Mathematically, I think it works as long as you are not leveraged. Being leveraged on your stock purchase means buying stocks on margin. That means borrowing money from your broker to buy more stocks than your money can afford.
The most you could lose in owning a stock is what you bought the stock for. Meanwhile the most you can gain is practically unlimited. It could be 10, 20 or 100 times what you bought it for! The risk-reward payoff is significantly in your favor then when you “buy and hold”.
However, I do not think one should “buy and hold”. I believe every stock ownership has an “expiration date”. Changes do occur in the company and the economy that changes your opinion on a company. Furthermore, you might want to take advantage of a better opportunity than your current stock holding might offer. One should never own a stock and stop from diligently monitoring the outlook of the company and other alternative investments.

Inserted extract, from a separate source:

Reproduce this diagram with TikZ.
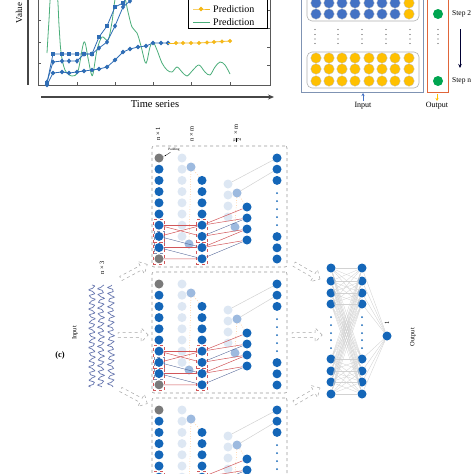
\documentclass[tikz,border=0pt]{standalone}
\usepackage{fontspec}
\setmainfont{Liberation Serif}
\usetikzlibrary{shapes.arrows,arrows.meta,fit,plotmarks}
\definecolor{cblue}{HTML}{1466B8}
\definecolor{cfade}{HTML}{DDE7F3}
\definecolor{cmed}{HTML}{9DBADF}
\definecolor{cgray}{HTML}{7A7A7A}
\definecolor{sblue}{HTML}{2F6DB5}
\definecolor{syel}{HTML}{F5B819}
\definecolor{sgreen}{HTML}{4BAE7A}
\definecolor{pblue}{HTML}{4472C4}
\definecolor{porange}{HTML}{FFC000}
\definecolor{pgreen}{HTML}{00A550}
\definecolor{pred}{HTML}{E0663A}
\definecolor{pframe}{HTML}{7F93B3}
\definecolor{rline}{HTML}{D2575A}
\definecolor{dline}{HTML}{4A5E92}
\definecolor{wave}{HTML}{6878B0}
\tikzset{
  myblue/.style={circle,fill=cblue,draw=none,minimum size=9pt,inner sep=0pt},
  myfade/.style={circle,fill=cfade,draw=none,minimum size=9pt,inner sep=0pt},
  mymid/.style={circle,fill=cmed,draw=none,minimum size=9pt,inner sep=0pt},
  mygray/.style={circle,fill=cgray,draw=none,minimum size=9pt,inner sep=0pt},
  mydot/.style={circle,fill=cblue,draw=none,minimum size=2pt,inner sep=0pt},
  mybox/.style={draw=gray!80,dashed,line width=0.6pt,rounded corners=2pt,inner sep=0pt},
  myrwin/.style={draw=rline,dashed,line width=0.45pt,inner sep=1pt,rectangle},
  mybwin/.style={draw=dline!70,dashed,line width=0.4pt,inner sep=0.5pt,rectangle},
  myrl/.style={draw=rline,line width=0.5pt},
  mydl/.style={draw=dline,line width=0.35pt},
  mygl/.style={draw=gray!35,line width=0.5pt},
  mydotl/.style={draw=orange!70,dotted,line width=0.5pt},
  myarrow/.style={single arrow,draw=gray!70,dashed,line width=0.5pt,minimum height=30pt,minimum width=14pt,single arrow head extend=2.5pt,inner sep=1pt,fill=white},
  mypc/.style={circle,draw=gray!50,line width=0.3pt,minimum size=10.5pt,inner sep=0pt},
  mypdot/.style={circle,fill=black!70,minimum size=1.1pt,inner sep=0pt},
  mylab/.style={font=\fontsize{6.5}{7}\selectfont,inner sep=0pt},
}
\newcommand{\cnnblock}[2]{%
\begin{scope}[shift={(0,#2)}]
 \node[mybox,minimum width=135pt,minimum height=121pt] (#1box) at (219.5,206.5) {};
 \foreach \i in {0,...,7} \node[myfade] (#1b\i) at (182,{158+11.2*\i}) {};
 \foreach \i in {0,...,3} \node[myfade] (#1d\i) at (228,{184+11*\i}) {};
 \node[mymid] (#1bm1) at (191,167) {};
 \node[mymid] (#1bm2) at (189,244) {};
 \node[mymid] (#1dm1) at (237,193) {};
 \node[mymid] (#1dm2) at (235,227) {};
 \node[mygray] (#1a0) at (159,158) {};
 \foreach \i in {1,...,8} \node[myblue] (#1a\i) at (159,{158+11.2*\i}) {};
 \node[mygray] (#1a9) at (159,258.8) {};
 \foreach \i in {2,...,9} \node[myblue] (#1c\i) at (202,{158+11.2*\i}) {};
 \foreach \i in {0,...,3} \node[myblue] (#1e\i) at (247,{207+11*\i}) {};
 \foreach \i in {0,1,2} \node[myblue] (#1f\i) at (277,{158+11.2*\i}) {};
 \foreach \i in {0,...,4} \node[mydot] (#1g\i) at (277,{193+8*\i}) {};
 \foreach \i in {3,4,5} \node[myblue] (#1f\i) at (277,{203+11.2*\i}) {};
 \draw[mygl] (#1d0) -- (#1f0);
 \draw[mygl] (#1dm1) -- (#1f1);
 \draw[mydotl] (#1bm1) -- (#1c2);
 \draw[mydotl] (#1bm1) -- (#1bm2);
 \draw[mydotl] (#1dm1) -- (#1e0);
 \draw[mydotl] (#1dm1) -- (#1dm2);
 \node[myrwin,fit=(#1a6)(#1a7)] (#1w1) {};
 \node[mybwin,fit=(#1a7)(#1a8)] (#1w2) {};
 \node[myrwin,fit=(#1a8)(#1a9)] (#1w3) {};
 \node[myrwin,fit=(#1c6)(#1c7)] (#1w4) {};
 \node[myrwin,fit=(#1c8)(#1c9)] (#1w5) {};
 \draw[myrl] (#1a6) -- (#1c6);
 \draw[myrl] (#1a6) -- (#1c7);
 \draw[mydl] (#1a7) -- (#1c8);
 \draw[myrl] (#1a7) -- (#1c6);
 \draw[mydl] (#1a8) -- (#1c9);
 \draw[myrl] (#1a8) -- (#1c8);
 \draw[myrl] (#1a9) -- (#1c9);
 \draw[myrl] (#1c6) -- (#1e1);
 \draw[myrl] (#1c6) -- (#1e0);
 \draw[myrl] (#1c7) -- (#1e2);
 \draw[mydl] (#1c7) -- (#1e1);
 \draw[myrl] (#1c8) -- (#1e2);
 \draw[myrl] (#1c8) -- (#1e3);
 \draw[mydl] (#1c9) -- (#1e3);
\end{scope}}
\begin{document}
\begin{tikzpicture}[x=1pt,y=-1pt]
\useasboundingbox (0,0) rectangle (474,474);
\clip (0,0) rectangle (474,474);
\fill[white] (0,0) rectangle (474,474);
% ---------------- (a) chart
\node[rotate=90,font=\fontsize{9}{10}\selectfont,inner sep=0.5pt] (vlab) at (19,13) {Value};
\draw[line width=1.6pt,gray!55!black] (28,-2) -- (28,85);
\draw[gray!70!black,line width=0.6pt] (38,-2) -- (38,85) -- (270,85) -- (270,-2);
\foreach \yy in {20,42,63} \draw[gray!70!black,line width=0.5pt] (38,\yy) -- (41,\yy);
\foreach \xx in {77,115,153,191,230} \draw[gray!70!black,line width=0.5pt] (\xx,85) -- (\xx,82);
\foreach \yy in {10,28,47,65} \draw[gray!70!black,line width=0.5pt] (270,\yy) -- (267,\yy);
\coordinate (tsA) at (41,97);
\coordinate (tsB) at (274,97);
\draw[line width=1.3pt,gray!55!black,-{Stealth[length=6pt,width=5pt]}] (tsA) -- (tsB);
\node[font=\fontsize{10.5}{11}\selectfont] (tslab) at (155,104.5) {Time series};
% green curve
\draw[sgreen,line width=0.8pt] plot[smooth,tension=0.55] coordinates {(47,53) (49,20) (51,-6) (57,-6) (59,25) (61,52) (65,70) (72,76) (78,71) (84,42) (88,58) (91,73) (93,74) (97,50) (102,37) (108,40) (112,22) (116,-4) (124,-4) (128,12) (132,27) (137,33) (141,46) (145,62) (147,61) (150,47) (153,42) (157,50) (162,63) (167,70) (172,72) (177,67) (182,72) (187,76) (193,70) (199,65) (205,72) (210,75) (215,67) (220,62) (225,65) (230,74)};
% blue series
\draw[sblue,line width=0.8pt] plot[mark=square*,mark size=1.7pt] coordinates {(47,83) (53,54) (62,54) (69,54) (77,54) (84,54) (92,54) (99,37) (107,26) (115,7) (123,3) (130,-8)};
\draw[sblue,line width=0.8pt] plot[mark=diamond*,mark size=2pt] coordinates {(47,82) (53,62) (62,61) (69,61) (77,61) (84,54) (92,54) (99,48) (107,42) (115,26) (123,7) (130,1) (136,-8)};
\draw[sblue,line width=0.8pt] plot[mark=*,mark size=1.7pt] coordinates {(47,85) (53,73) (62,72) (69,73) (77,72) (84,71) (92,70) (99,69) (107,67) (115,60) (123,52) (130,49) (138,47) (146,46) (153,43) (161,43) (168,43)};
\draw[syel,line width=0.8pt] plot[mark=*,mark size=1.6pt] coordinates {(176,43) (183,43) (191,43) (199,43) (207,42.5) (214,42) (222,41.5) (230,41)};
\draw[syel,line width=0.8pt] (168,43) -- (176,43);
% legend
\node[draw=black,line width=0.6pt,fill=white,minimum width=79pt,minimum height=31pt,inner sep=0pt] (legend) at (227.5,12.5) {};
\draw[syel,line width=0.9pt] plot[mark=*,mark size=1.8pt,mark indices={2}] coordinates {(193,9) (201,9) (210,9)};
\node[anchor=west,font=\fontsize{10}{11}\selectfont,inner sep=0pt] (leg1) at (213,9) {Prediction};
\draw[sgreen,line width=0.9pt] (193,22) -- (210,22);
\node[anchor=west,font=\fontsize{10}{11}\selectfont,inner sep=0pt] (leg2) at (213,22) {Prediction};
% ---------------- (b) panel
\draw[pframe,line width=0.9pt] (301,-2) rectangle (423,92);
\draw[gray!60,line width=0.6pt,rounded corners=5pt] (307,-6) rectangle (419,21);
\draw[gray!60,line width=0.6pt,rounded corners=5pt] (307,52) rectangle (419,88);
\foreach \xx [count=\k] in {316,329,342,355,369,382,395} {
  \node[mypc,fill=pblue] (tr1\k) at (\xx,3) {};
  \node[mypc,fill=pblue] (tr2\k) at (\xx,14) {};
}
\node[mypc,fill=porange] (tr18) at (409,3) {};
\node[mypc,fill=porange] (tr28) at (409,14) {};
\foreach \xx [count=\k] in {316,329,342,355,369,382,395,409} {
  \node[mypc,fill=porange] (br1\k) at (\xx,58) {};
  \node[mypc,fill=porange] (br2\k) at (\xx,69) {};
  \node[mypc,fill=porange] (br3\k) at (\xx,81) {};
}
\foreach \xx in {315,338,362,386,410,438} \foreach \yy in {29.5,34.5,39,43.5} \node[mypdot] at (\xx,\yy) {};
\draw[pred,line width=1pt] (427,-2) rectangle (448,92);
\node[circle,fill=pgreen,minimum size=10pt,inner sep=0pt] (g1) at (438,14) {};
\node[circle,fill=pgreen,minimum size=10pt,inner sep=0pt] (g2) at (438,81) {};
\node[anchor=west,font=\fontsize{7.5}{8}\selectfont,inner sep=0pt] (st2) at (452,14) {Step 2};
\node[anchor=west,font=\fontsize{7.5}{8}\selectfont,inner sep=0pt] (stn) at (452,81) {Step n};
\coordinate (sa) at (460,29);
\coordinate (sb) at (460,68);
\draw[black!80!blue,line width=0.5pt,-{Stealth[length=4pt,width=3.5pt]}] (sa) -- (sb);
\node[font=\fontsize{8}{9}\selectfont] (inlab) at (363,106) {Input};
\coordinate (ia) at (363,100.5);
\coordinate (ib) at (363,93);
\draw[pblue,line width=0.6pt,-{Stealth[length=3pt,width=3pt]}] (ia) -- (ib);
\node[font=\fontsize{8}{9}\selectfont] (outlab) at (437,106) {Output};
\coordinate (oa) at (437,94);
\coordinate (ob) at (437,101);
\draw[porange,line width=0.6pt,-{Stealth[length=3pt,width=3pt]}] (oa) -- (ob);
% ---------------- (c)
\node[font=\fontsize{8.5}{9}\selectfont\bfseries] (clab) at (60,355) {(c)};
\node[rotate=90,font=\fontsize{6.5}{7}\selectfont] (cin) at (75,333) {Input};
\node[rotate=90,mylab] (n3) at (102,268) {n × 3};
\foreach \xx/\ph in {92/0,101/70,111/140}
  \draw[wave,line width=0.7pt] plot[domain=0:102,samples=160,smooth] ({\xx+2.6*sin(56*\x+\ph)+0.8*sin(131*\x+2*\ph)},{285+\x});
\node[rotate=90,mylab] (l1) at (158,134) {n × 1};
\node[rotate=90,mylab] (l2) at (192,134) {n × m};
\node[rotate=90,mylab] (l3) at (237,134) {$\frac{n}{2}$ × m};
\cnnblock{A}{0}
\cnnblock{B}{126}
\cnnblock{C}{252}
\node[font=\fontsize{3.5}{4}\selectfont,inner sep=0.5pt] (pad) at (174,150) {Padding};
\node[circle,fill=black,minimum size=1.4pt,inner sep=0pt] (padot) at (165.5,155.5) {};
\draw[black,line width=0.3pt] (Aa0) -- (padot) -- (pad);
% block arrows
\node[myarrow,rotate=28] (al1) at (133,272) {};
\node[myarrow] (al2) at (132,335) {};
\node[myarrow,rotate=-28] (al3) at (133,396) {};
\node[myarrow,rotate=-30] (ar1) at (306,271) {};
\node[myarrow] (ar2) at (306,335) {};
\node[myarrow,rotate=30] (ar3) at (306,396) {};
% dense
\foreach \yy [count=\k] in {268,281,293,304,359,371,382,394} {
  \node[myblue] (na\k) at (331,\yy) {};
  \node[myblue] (nb\k) at (362,\yy) {};
}
\node[myblue] (nout) at (387,336) {};
\foreach \i in {1,...,8} \foreach \j in {1,...,8} \draw[mygl,line width=0.3pt] (na\i) -- (nb\j);
\foreach \i in {1,...,8} \draw[mygl,line width=0.35pt] (nb\i) -- (nout);
\foreach \yy in {317,325,333,340,348} {
  \node[mydot] at (331,\yy) {};
  \node[mydot] at (362,\yy) {};
}
\node[rotate=90,mylab] (one) at (387,323) {1};
\node[rotate=90,font=\fontsize{6.5}{7}\selectfont] (outc) at (413,337) {Output};
\end{tikzpicture}
\end{document}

Not all stocks obviously have the same holding period. Some have longer periods than others. Technical stocks such as Intel, Microsoft, Google, Apple, etc, usually have shorter holding periods as they have to continually innovate to continue to grow. In fact that is one of the reasons why Warren Buffett refuses to invest in technical stocks. Think Microsoft. It had the dominant position and was the most valuable company during the PC hay day. But no longer, they were completely blindsided by the growth of the internet and how it would make the PC less relevant. Even Apple, although dominant and most valuable now might not be able to maintain that position if it is not able to come up with what they call “the next big thing”. Other smaller companies as we speak are working to develop that.
If you would like to buy and hold or would like to hold a stock for a long time you might consider basic consumer products companies-those that manufacture goods that will be used repeatedly and by most people as the population grows. The idea is behind why Warren Buffett bought Gillette and probably why you should consider buying Procter and Gamble or Unilever. After all, it is not likely that 20 years from now that parents will continue to be buying iPads for their kids. However, they definitely will buying diapers for their babies.